Cracking Business Case Interviews for Data Scientists: Part 1


Image by Minha Hwang

Business case study interview questions are often the most difficult part of the interview process, especially for early data scientists without job experience. Even after landing on a job, it is beneficial to have a structured way of formulating and solving business problems from other teams and stakeholders.

Based on my learning as an Ex-McKinsey consultant and data scientist over 10 years, I am sharing a “7 steps of problem-solving” approach. This structured business case/problem-solving process and related framework and templates will help you to become more comfortable in approaching and solving new business problems.
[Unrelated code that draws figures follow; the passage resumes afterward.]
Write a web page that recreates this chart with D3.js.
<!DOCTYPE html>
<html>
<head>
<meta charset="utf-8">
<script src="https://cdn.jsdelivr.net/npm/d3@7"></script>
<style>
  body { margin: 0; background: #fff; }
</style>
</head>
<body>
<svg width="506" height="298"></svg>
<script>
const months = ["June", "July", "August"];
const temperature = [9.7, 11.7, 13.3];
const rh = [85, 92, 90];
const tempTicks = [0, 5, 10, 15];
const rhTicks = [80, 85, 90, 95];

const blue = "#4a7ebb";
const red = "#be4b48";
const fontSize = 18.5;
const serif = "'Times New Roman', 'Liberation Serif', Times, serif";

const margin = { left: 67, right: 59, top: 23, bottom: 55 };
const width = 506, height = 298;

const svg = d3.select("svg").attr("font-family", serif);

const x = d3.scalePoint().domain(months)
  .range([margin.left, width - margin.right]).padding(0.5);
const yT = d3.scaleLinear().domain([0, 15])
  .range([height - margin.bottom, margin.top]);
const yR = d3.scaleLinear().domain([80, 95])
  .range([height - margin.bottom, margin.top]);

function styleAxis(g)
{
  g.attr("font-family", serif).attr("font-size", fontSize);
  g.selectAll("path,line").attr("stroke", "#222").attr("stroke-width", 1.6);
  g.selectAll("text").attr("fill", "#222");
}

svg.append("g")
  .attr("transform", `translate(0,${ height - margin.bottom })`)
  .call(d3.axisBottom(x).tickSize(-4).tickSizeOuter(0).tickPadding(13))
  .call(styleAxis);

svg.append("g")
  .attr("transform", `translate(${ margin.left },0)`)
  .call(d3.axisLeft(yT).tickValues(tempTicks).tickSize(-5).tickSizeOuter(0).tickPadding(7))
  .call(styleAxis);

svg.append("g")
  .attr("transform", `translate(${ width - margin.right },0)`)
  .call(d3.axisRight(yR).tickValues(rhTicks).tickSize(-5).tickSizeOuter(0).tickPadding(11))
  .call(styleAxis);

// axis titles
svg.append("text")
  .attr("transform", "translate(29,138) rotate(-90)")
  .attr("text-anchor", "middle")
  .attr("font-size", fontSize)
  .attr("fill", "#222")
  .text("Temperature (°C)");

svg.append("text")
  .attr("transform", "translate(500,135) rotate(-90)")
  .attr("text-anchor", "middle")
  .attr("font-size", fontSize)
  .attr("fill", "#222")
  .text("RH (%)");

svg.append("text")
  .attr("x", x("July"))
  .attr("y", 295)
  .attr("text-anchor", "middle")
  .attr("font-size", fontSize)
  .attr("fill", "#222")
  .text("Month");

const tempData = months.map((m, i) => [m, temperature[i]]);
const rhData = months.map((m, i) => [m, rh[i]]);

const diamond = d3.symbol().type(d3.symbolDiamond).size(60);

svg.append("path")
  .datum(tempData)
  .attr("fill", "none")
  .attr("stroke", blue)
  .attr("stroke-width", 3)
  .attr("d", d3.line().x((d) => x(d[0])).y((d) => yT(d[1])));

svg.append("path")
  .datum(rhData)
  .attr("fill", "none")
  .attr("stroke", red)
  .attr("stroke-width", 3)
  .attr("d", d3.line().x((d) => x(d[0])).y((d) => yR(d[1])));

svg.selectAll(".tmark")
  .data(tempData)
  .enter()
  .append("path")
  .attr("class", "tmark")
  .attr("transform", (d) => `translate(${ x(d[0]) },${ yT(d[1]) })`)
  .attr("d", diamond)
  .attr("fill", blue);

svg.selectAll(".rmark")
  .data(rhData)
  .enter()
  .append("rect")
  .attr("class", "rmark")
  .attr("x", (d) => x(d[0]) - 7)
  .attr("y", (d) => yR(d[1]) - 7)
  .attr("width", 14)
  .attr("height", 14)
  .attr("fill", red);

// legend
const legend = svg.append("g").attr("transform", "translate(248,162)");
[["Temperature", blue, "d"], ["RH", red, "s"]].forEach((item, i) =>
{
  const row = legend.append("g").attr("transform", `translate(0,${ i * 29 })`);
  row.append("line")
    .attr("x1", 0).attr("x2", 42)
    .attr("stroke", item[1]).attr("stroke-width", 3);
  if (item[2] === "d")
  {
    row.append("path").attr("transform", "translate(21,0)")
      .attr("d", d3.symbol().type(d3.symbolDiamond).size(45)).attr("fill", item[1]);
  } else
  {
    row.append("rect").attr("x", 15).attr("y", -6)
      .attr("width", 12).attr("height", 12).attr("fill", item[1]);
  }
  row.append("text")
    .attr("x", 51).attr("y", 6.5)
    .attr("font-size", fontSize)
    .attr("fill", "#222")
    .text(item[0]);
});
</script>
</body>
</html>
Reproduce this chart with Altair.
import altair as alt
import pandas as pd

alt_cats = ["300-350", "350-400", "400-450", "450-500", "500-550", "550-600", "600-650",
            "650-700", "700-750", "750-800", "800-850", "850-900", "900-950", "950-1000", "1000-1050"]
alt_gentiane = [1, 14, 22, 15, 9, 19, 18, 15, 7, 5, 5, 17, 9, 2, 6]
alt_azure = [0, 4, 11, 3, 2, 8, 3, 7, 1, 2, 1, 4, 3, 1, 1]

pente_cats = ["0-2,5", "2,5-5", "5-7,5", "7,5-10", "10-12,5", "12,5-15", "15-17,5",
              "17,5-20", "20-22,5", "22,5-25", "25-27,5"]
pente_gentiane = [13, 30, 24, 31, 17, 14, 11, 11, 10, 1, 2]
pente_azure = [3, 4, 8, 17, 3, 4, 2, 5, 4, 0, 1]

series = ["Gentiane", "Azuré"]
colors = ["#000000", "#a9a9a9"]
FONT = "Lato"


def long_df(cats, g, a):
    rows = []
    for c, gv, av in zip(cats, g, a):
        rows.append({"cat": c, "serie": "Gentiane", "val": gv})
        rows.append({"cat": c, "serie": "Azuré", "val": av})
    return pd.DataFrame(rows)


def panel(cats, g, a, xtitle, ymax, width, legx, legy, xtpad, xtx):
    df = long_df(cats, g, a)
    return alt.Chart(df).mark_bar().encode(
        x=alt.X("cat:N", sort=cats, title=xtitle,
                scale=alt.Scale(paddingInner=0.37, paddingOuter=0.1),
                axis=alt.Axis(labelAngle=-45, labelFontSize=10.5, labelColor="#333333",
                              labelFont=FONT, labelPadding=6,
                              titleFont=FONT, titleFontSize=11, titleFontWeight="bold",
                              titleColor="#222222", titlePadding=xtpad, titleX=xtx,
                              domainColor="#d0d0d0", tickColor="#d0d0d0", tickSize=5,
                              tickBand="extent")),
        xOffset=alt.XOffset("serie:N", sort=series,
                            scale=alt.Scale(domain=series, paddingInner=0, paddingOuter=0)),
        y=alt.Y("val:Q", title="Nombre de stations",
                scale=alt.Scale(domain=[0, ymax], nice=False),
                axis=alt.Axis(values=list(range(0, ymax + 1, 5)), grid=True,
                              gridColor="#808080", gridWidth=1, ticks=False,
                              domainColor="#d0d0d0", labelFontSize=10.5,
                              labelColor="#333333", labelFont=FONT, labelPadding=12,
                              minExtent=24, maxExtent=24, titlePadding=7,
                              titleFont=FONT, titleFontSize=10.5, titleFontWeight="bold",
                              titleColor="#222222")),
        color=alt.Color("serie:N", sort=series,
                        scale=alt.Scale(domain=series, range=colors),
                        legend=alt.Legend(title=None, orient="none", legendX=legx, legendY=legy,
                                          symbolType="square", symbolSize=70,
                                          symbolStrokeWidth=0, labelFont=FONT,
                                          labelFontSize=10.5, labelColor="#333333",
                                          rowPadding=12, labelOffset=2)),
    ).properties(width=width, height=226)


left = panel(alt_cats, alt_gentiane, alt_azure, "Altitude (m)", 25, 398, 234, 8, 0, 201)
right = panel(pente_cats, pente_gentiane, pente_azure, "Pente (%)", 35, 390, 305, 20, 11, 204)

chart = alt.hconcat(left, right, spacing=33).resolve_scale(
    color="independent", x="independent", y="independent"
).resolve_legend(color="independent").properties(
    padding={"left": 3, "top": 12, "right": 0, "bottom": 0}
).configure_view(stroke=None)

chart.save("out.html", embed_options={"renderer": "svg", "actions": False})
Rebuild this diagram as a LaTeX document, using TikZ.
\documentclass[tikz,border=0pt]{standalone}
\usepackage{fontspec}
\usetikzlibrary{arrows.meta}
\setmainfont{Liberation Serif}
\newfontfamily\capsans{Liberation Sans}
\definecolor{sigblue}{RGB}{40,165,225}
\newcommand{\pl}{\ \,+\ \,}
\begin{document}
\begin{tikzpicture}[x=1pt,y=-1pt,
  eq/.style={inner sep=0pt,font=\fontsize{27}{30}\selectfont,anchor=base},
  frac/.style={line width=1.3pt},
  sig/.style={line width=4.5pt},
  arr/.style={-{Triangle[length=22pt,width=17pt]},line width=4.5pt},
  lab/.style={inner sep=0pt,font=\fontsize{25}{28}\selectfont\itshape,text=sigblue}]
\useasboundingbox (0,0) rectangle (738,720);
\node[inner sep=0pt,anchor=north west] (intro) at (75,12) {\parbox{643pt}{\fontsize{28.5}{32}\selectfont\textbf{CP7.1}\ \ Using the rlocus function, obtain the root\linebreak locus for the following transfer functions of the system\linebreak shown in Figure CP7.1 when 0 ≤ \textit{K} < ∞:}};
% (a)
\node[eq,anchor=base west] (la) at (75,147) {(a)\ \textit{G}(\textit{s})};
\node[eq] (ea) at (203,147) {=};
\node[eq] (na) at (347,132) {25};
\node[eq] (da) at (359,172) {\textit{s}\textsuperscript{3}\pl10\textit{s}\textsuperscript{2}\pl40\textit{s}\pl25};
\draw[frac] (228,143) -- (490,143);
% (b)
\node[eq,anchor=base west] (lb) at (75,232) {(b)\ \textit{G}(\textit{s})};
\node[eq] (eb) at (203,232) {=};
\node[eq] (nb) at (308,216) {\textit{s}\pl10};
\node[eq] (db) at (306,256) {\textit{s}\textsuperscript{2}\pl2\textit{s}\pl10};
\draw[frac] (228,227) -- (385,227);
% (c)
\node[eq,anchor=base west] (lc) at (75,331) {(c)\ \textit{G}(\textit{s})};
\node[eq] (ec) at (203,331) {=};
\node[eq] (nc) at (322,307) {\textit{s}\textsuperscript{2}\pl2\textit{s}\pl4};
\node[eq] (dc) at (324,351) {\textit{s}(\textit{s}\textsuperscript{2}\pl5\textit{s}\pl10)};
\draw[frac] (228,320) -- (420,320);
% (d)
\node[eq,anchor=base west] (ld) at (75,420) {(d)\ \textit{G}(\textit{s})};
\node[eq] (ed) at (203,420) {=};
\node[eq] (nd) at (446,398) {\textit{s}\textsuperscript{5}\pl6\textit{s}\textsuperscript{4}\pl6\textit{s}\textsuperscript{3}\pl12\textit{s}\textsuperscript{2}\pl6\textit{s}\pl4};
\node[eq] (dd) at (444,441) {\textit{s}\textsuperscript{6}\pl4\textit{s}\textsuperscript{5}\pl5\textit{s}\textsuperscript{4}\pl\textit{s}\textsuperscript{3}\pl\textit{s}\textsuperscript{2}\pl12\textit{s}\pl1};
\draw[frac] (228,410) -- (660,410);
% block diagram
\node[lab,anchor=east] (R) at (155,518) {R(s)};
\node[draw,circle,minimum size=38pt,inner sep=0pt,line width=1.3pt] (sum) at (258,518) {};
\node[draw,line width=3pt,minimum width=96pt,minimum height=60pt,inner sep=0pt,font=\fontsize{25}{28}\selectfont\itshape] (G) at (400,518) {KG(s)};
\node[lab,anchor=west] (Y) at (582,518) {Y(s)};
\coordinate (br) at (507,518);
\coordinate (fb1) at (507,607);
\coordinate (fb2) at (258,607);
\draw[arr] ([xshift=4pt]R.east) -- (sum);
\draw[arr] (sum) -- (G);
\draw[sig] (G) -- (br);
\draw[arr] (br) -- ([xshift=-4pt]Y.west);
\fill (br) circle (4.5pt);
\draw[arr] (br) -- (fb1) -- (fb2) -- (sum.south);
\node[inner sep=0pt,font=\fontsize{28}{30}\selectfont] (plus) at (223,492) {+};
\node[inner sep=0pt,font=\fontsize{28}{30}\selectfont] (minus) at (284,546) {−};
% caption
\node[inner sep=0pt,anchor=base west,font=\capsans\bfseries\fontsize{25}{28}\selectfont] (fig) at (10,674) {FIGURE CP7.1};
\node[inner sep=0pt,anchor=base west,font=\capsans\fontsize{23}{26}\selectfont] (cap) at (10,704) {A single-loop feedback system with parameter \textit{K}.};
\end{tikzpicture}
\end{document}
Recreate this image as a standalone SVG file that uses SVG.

In this article, I will discuss:

(1) Overview of a “7 steps of problem-solving” approach

(2) Step 1: Define a problem — How to avoid Type III error by solving a proper problem

(3) Step 2: Structure a problem — How to break down a problem to manageable sub-problems

(4) Step 3: Prioritize issues — How to prioritize sub-problems to solve

Overview of a “7 steps of problem-solving” approach

Solving a business problem is an inherently difficult task. However, applying a structured problem-solving approach can be very helpful for data scientists to make this more enjoyable. This is not taught well in universities or graduate schools yet. Top management consulting companies such as McKinsey have developed this approach, and this is one of the secret sauces for their successes. In the spirit of sharing, I will describe the approach in detail in this series of 2 articles. This article will be useful (1) for data scientists to prepare business case interviews, (2) for data scientists and their business partners to solve business problems and have business impacts, (3) for MBAs to prepare for business case study interviews in management consulting companies, and (4) for Ph.D. students and researchers to adopt a hypothesis-driven approach and become more efficient in their research efforts. The 7 key steps of business problem-solving are as follows:

(1) Define a problem

(2) Structure a problem

(3) Prioritize issues

(4) Develop issue analysis and work plan

(5) Conduct analyses

(6) Synthesize findings

(7) Develop recommendations

This is not a linear process. Thus, you will need to iterate this a few times to come to a better solution, until you are convinced that the benefit from further iteration is limited. It is very important to periodically revise and re-evaluate. These steps sound quite intuitive and simple. At this point, you may wonder whether this would even help. Devils are in detail. Let me now deep dive into each step to show how this can work. I have summarized “7 steps of problem-solving” in Figure 1.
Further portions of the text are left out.